Market Forecast to 2035
From 2026 to 2035, the Africa solar cell adhesive tape market is expected to undergo a transformation from a small, import‑dependent niche to a moderately sized, strategically important input market for the continent’s energy transition. Volume demand is forecast to expand at a compound annual rate of 12–15%, with the total square metre consumption potentially tripling by 2035. The value of procurement, measured at landed import prices, could grow from the current USD 45–65 million range to USD 120–180 million by 2035 (in nominal terms) – assuming moderate price inflation for premium grades and stable raw material costs.

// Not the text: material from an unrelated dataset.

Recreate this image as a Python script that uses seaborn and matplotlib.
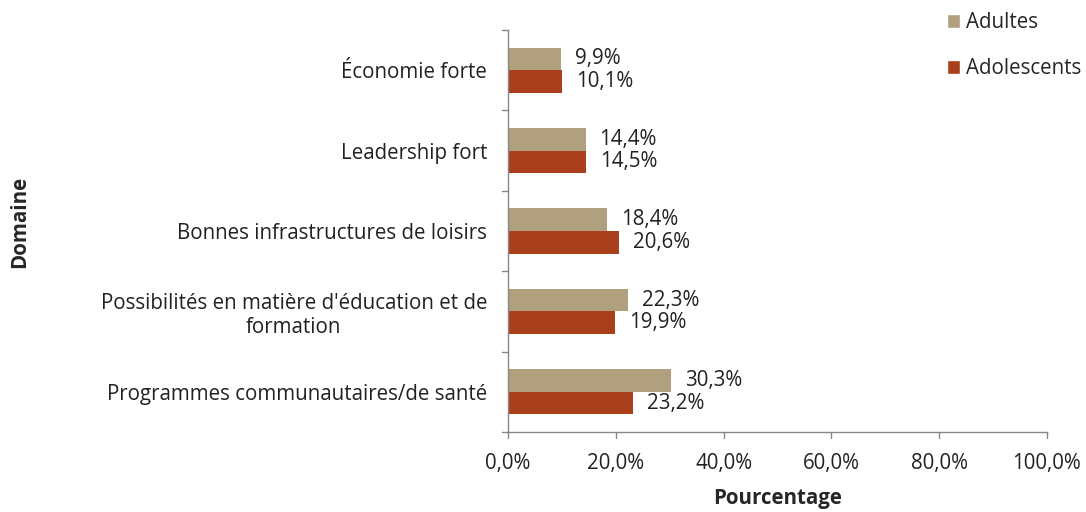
import matplotlib
matplotlib.use("Agg")
import matplotlib.pyplot as plt
import seaborn as sns
import pandas as pd
from matplotlib.patches import Patch

categories = ["Économie forte", "Leadership fort", "Bonnes infrastructures de loisirs",
              "Possibilités en matière d'éducation et de\nformation",
              "Programmes communautaires/de santé"]
adultes = [9.9, 14.4, 18.4, 22.3, 30.3]
adolescents = [10.1, 14.5, 20.6, 19.9, 23.2]
series = ["Adultes", "Adolescents"]
xticks = [0, 20, 40, 60, 80, 100]

colors = {"Adultes": "#B0A07E", "Adolescents": "#AA401B"}

rows = []
for c, a, b in zip(categories, adultes, adolescents):
    rows.append({"Domaine": c, "Groupe": "Adultes", "Valeur": a})
    rows.append({"Domaine": c, "Groupe": "Adolescents", "Valeur": b})
df = pd.DataFrame(rows)

sns.set_style("white")
plt.rcParams['font.family'] = ['Open Sans', 'DejaVu Sans']
FS = 14.8

fig = plt.figure(figsize=(10.86, 5.12), dpi=100)
ax = fig.add_axes([508/1086, 1-432/512, (1047-508)/1086, (432-30)/512])

sns.barplot(data=df, y="Domaine", x="Valeur", hue="Groupe", order=categories,
            hue_order=series, palette=colors, orient="h", width=0.56,
            ax=ax, legend=False, saturation=1, errorbar=None, linewidth=0)

for cont in ax.containers:
    ax.bar_label(cont, labels=[f"{v:.1f}".replace(".", ",") + "%" for v in cont.datavalues],
                 padding=10, fontsize=FS, color="#222222")

ax.set_xlim(0, 100)
ax.set_ylim(len(categories) - 0.5, -0.5)
ax.set_xticks(xticks)
ax.set_xticklabels([f"{t:.1f}".replace(".", ",") + "%" for t in xticks], fontsize=FS, color="#222222")
ax.set_yticks(range(len(categories)))
ax.set_yticklabels(categories, fontsize=FS, color="#222222")
for lab in ax.get_yticklabels():
    lab.set_multialignment("center")
ax.tick_params(axis="y", length=0, pad=15)
ax.tick_params(axis="x", length=0, pad=15)

# boundary ticks
for yb in [i - 0.5 for i in range(len(categories) + 1)]:
    ax.plot([-0.012, 0], [yb, yb], transform=ax.get_yaxis_transform(), color="#888888", lw=1, clip_on=False)
for xt in xticks:
    ax.plot([xt, xt], [0, -0.015], transform=ax.get_xaxis_transform(), color="#888888", lw=1, clip_on=False)

for s in ["top", "right"]:
    ax.spines[s].set_visible(False)
for s in ["left", "bottom"]:
    ax.spines[s].set_color("#888888")
    ax.spines[s].set_linewidth(1)

ax.set_xlabel("Pourcentage", fontsize=FS, fontweight="bold", labelpad=10)
ax.set_ylabel("")
fig.text(20/1086, 1-222/512, "Domaine", rotation=90, fontsize=FS, fontweight="bold",
         ha="center", va="center")

handles = [Patch(facecolor=colors[s], label=s) for s in series]
fig.legend(handles=handles, loc="upper left", bbox_to_anchor=(928/1086, 1+6/512),
           frameon=False, fontsize=FS, handlelength=0.65, handleheight=0.65,
           handletextpad=0.3, labelspacing=1.2)

fig.savefig("out.png", dpi=100)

This growth is not uniform: the East African market (Kenya, Ethiopia, Uganda, Rwanda) is likely to grow faster (14–17% CAGR) than the Southern African market (10–13% CAGR) as new solar parks in the region come online and off‑grid penetration deepens.

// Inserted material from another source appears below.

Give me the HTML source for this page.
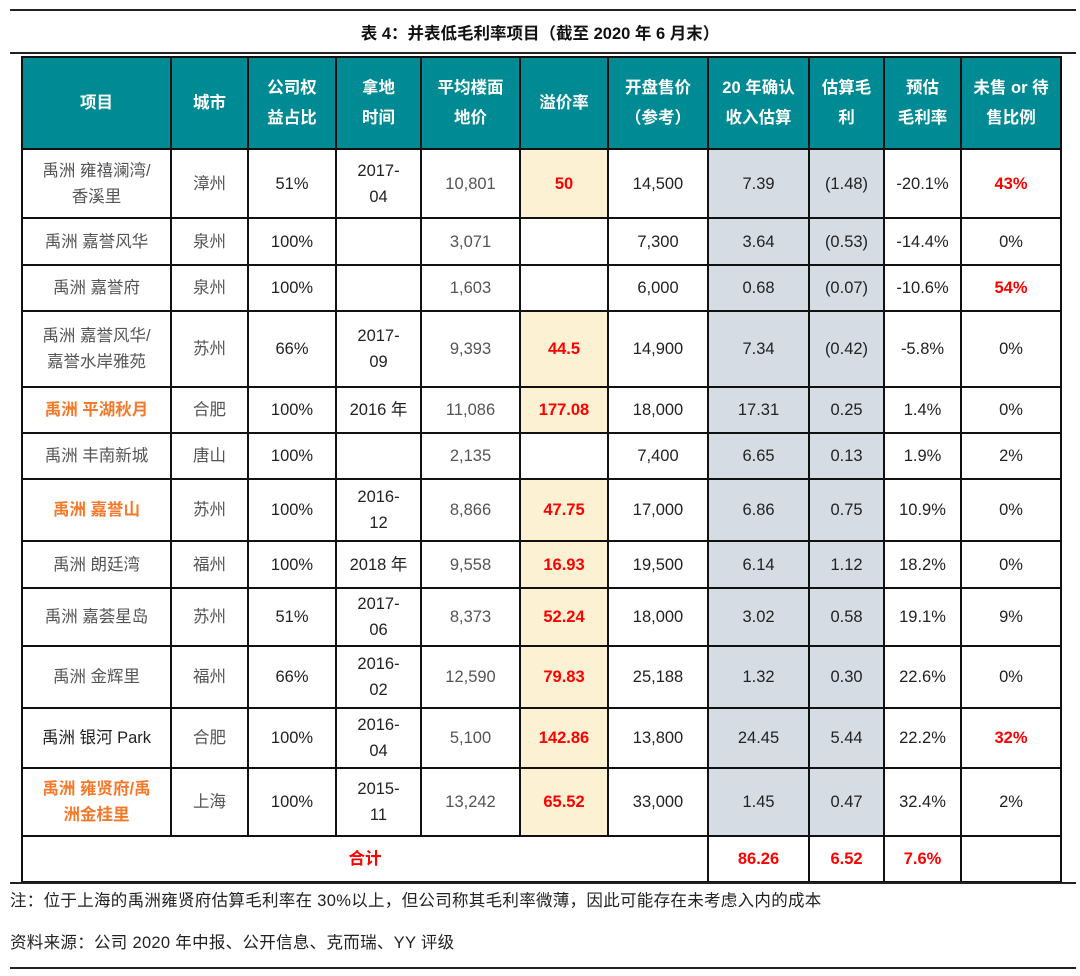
<!DOCTYPE html>
<html><head><meta charset="utf-8"><style>
body{margin:0;width:1080px;height:976px;background:#fff;position:relative;font-family:"Liberation Sans","Noto Sans CJK SC",sans-serif;overflow:hidden}
.hl{position:absolute;left:10px;width:1066px;height:2px;background:#222}
.title{position:absolute;top:20px;left:0;width:1080px;text-align:center;font-weight:bold;font-size:16.5px;color:#111}
table{position:absolute;left:21px;top:56px;border-collapse:collapse;table-layout:fixed}
td{border:2px solid #111;text-align:center;font-size:16.5px;color:#222;padding:0;line-height:26px}
th{border:2px solid #111;background:#008a94;color:#fff;font-size:16.5px;font-weight:bold;line-height:30px;padding:0}
.g{color:#555}
.gr{background:#d6dce4}
.y{background:#fdf1d4}
.r{color:#f00;font-weight:bold}
.o{color:#f5792a;font-weight:bold}
.note{position:absolute;left:10px;font-size:16.5px;color:#222;letter-spacing:0.3px}
</style></head><body>
<div class="hl" style="top:9px"></div>
<div class="title">表 4：并表低毛利率项目（截至 2020 年 6 月末）</div>
<div class="hl" style="top:52px"></div>
<table>
<colgroup><col style="width:149px"><col style="width:77px"><col style="width:88px"><col style="width:85px"><col style="width:99px"><col style="width:88px"><col style="width:100px"><col style="width:101px"><col style="width:75px"><col style="width:77px"><col style="width:100px"></colgroup>
<tr style="height:92px"><th>项目</th><th>城市</th><th>公司权<br>益占比</th><th>拿地<br>时间</th><th>平均楼面<br>地价</th><th>溢价率</th><th>开盘售价<br>（参考）</th><th>20 年确认<br>收入估算</th><th>估算毛<br>利</th><th>预估<br>毛利率</th><th>未售 or 待<br>售比例</th></tr>
<tr style="height:69px"><td class="g">禹洲 雍禧澜湾/<br>香溪里</td><td class="g">漳州</td><td>51%</td><td>2017-<br>04</td><td class="g">10,801</td><td class="y r">50</td><td>14,500</td><td class="gr">7.39</td><td class="gr">(1.48)</td><td>-20.1%</td><td class="r">43%</td></tr>
<tr style="height:47px"><td class="g">禹洲 嘉誉风华</td><td class="g">泉州</td><td>100%</td><td></td><td class="g">3,071</td><td></td><td>7,300</td><td class="gr">3.64</td><td class="gr">(0.53)</td><td>-14.4%</td><td>0%</td></tr>
<tr style="height:46px"><td class="g">禹洲 嘉誉府</td><td class="g">泉州</td><td>100%</td><td></td><td class="g">1,603</td><td></td><td>6,000</td><td class="gr">0.68</td><td class="gr">(0.07)</td><td>-10.6%</td><td class="r">54%</td></tr>
<tr style="height:76px"><td class="g">禹洲 嘉誉风华/<br>嘉誉水岸雅苑</td><td class="g">苏州</td><td>66%</td><td>2017-<br>09</td><td class="g">9,393</td><td class="y r">44.5</td><td>14,900</td><td class="gr">7.34</td><td class="gr">(0.42)</td><td>-5.8%</td><td>0%</td></tr>
<tr style="height:46px"><td class="o">禹洲 平湖秋月</td><td class="g">合肥</td><td>100%</td><td>2016 年</td><td class="g">11,086</td><td class="y r">177.08</td><td>18,000</td><td class="gr">17.31</td><td class="gr">0.25</td><td>1.4%</td><td>0%</td></tr>
<tr style="height:46px"><td class="g">禹洲 丰南新城</td><td class="g">唐山</td><td>100%</td><td></td><td class="g">2,135</td><td></td><td>7,400</td><td class="gr">6.65</td><td class="gr">0.13</td><td>1.9%</td><td>2%</td></tr>
<tr style="height:62px"><td class="o">禹洲 嘉誉山</td><td class="g">苏州</td><td>100%</td><td>2016-<br>12</td><td class="g">8,866</td><td class="y r">47.75</td><td>17,000</td><td class="gr">6.86</td><td class="gr">0.75</td><td>10.9%</td><td>0%</td></tr>
<tr style="height:47px"><td class="g">禹洲 朗廷湾</td><td class="g">福州</td><td>100%</td><td>2018 年</td><td class="g">9,558</td><td class="y r">16.93</td><td>19,500</td><td class="gr">6.14</td><td class="gr">1.12</td><td>18.2%</td><td>0%</td></tr>
<tr style="height:58px"><td class="g">禹洲 嘉荟星岛</td><td class="g">苏州</td><td>51%</td><td>2017-<br>06</td><td class="g">8,373</td><td class="y r">52.24</td><td>18,000</td><td class="gr">3.02</td><td class="gr">0.58</td><td>19.1%</td><td>9%</td></tr>
<tr style="height:62px"><td class="g">禹洲 金辉里</td><td class="g">福州</td><td>66%</td><td>2016-<br>02</td><td class="g">12,590</td><td class="y r">79.83</td><td>25,188</td><td class="gr">1.32</td><td class="gr">0.30</td><td>22.6%</td><td>0%</td></tr>
<tr style="height:60px"><td>禹洲 银河 Park</td><td class="g">合肥</td><td>100%</td><td>2016-<br>04</td><td class="g">5,100</td><td class="y r">142.86</td><td>13,800</td><td class="gr">24.45</td><td class="gr">5.44</td><td>22.2%</td><td class="r">32%</td></tr>
<tr style="height:68px"><td class="o">禹洲 雍贤府/禹<br>洲金桂里</td><td class="g">上海</td><td>100%</td><td>2015-<br>11</td><td class="g">13,242</td><td class="y r">65.52</td><td>33,000</td><td class="gr">1.45</td><td class="gr">0.47</td><td>32.4%</td><td>2%</td></tr>
<tr style="height:46px"><td colspan="7" class="r">合计</td><td class="r">86.26</td><td class="r">6.52</td><td class="r">7.6%</td><td></td></tr>
</table>
<div class="hl" style="top:882px"></div>
<div class="note" style="top:887px">注：位于上海的禹洲雍贤府估算毛利率在 30%以上，但公司称其毛利率微薄，因此可能存在未考虑入内的成本</div>
<div class="note" style="top:929px">资料来源：公司 2020 年中报、公开信息、克而瑞、YY 评级</div>
<div class="hl" style="top:967px"></div>
</body></html>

A key structural change will be the gradual shift from exclusive reliance on imported finished tape to a possible emergence of local slitting and rewinding operations, and potentially – if the scale is sufficient – a first local coating line in South Africa before 2035. This would reduce import dependence by 10–20 percentage points and shrink lead times. However, the timing of any domestic production depends on sustained demand volumes exceeding 5 million square metres annually in a single country – a threshold that may be reached in South Africa by the early 2030s. The premium segment’s share of procurement value is expected to rise from roughly 35% in 2026 to 45–50% by 2035, as certified products become mandatory for a larger share of projects financed by development finance institutions and commercial lenders.
Market Opportunities
Several high‑potential opportunities are emerging for suppliers, distributors, and local assemblers. First, the expansion of solar module assembly plants in South Africa, Nigeria, and Kenya creates demand for volume‑based contracts covering lamination and backsheet tape, with the possibility of long‑term supply agreements that reduce spot‑price volatility. Suppliers who can offer bundled certification support (e.g., pre‑qualified product lists for IEC 61215) will be strongly positioned. Second, the aftermarket and repair segment – currently under‑served – is growing as the installed base of modules expands.
Distributors that build a network of regional stock points for standard‑width tape and offer quick‑turn logistics (within one week) can capture a loyal, underserved customer base among maintenance contractors and small off‑grid installers.
Third, the African Continental Free Trade Area is beginning to reduce intra‑African tariffs, which will lower the cost of moving tape from Southern Africa to East and West Africa. This creates an opportunity for importers in South Africa to position themselves as regional distribution hubs, investing in certified inventory and passing on lower landed costs to buyers in previously smaller markets.
Fourth, the drive for local content in some countries (e.g., South Africa’s Renewable Energy Independent Power Producer Procurement Programme requirements) may encourage the establishment of local slitting or conversion facilities, which can add value by cutting master rolls into customer‑specific widths and lengths – a business model that has proven successful in other African adhesive product markets.
Finally, the increasing deployment of solar in harsh environments (desert areas of North Africa, high‑UV zones of East Africa) creates demand for ultra‑premium tape grades with enhanced UV and thermal stability, allowing suppliers with differentiated product specifications to command higher margins.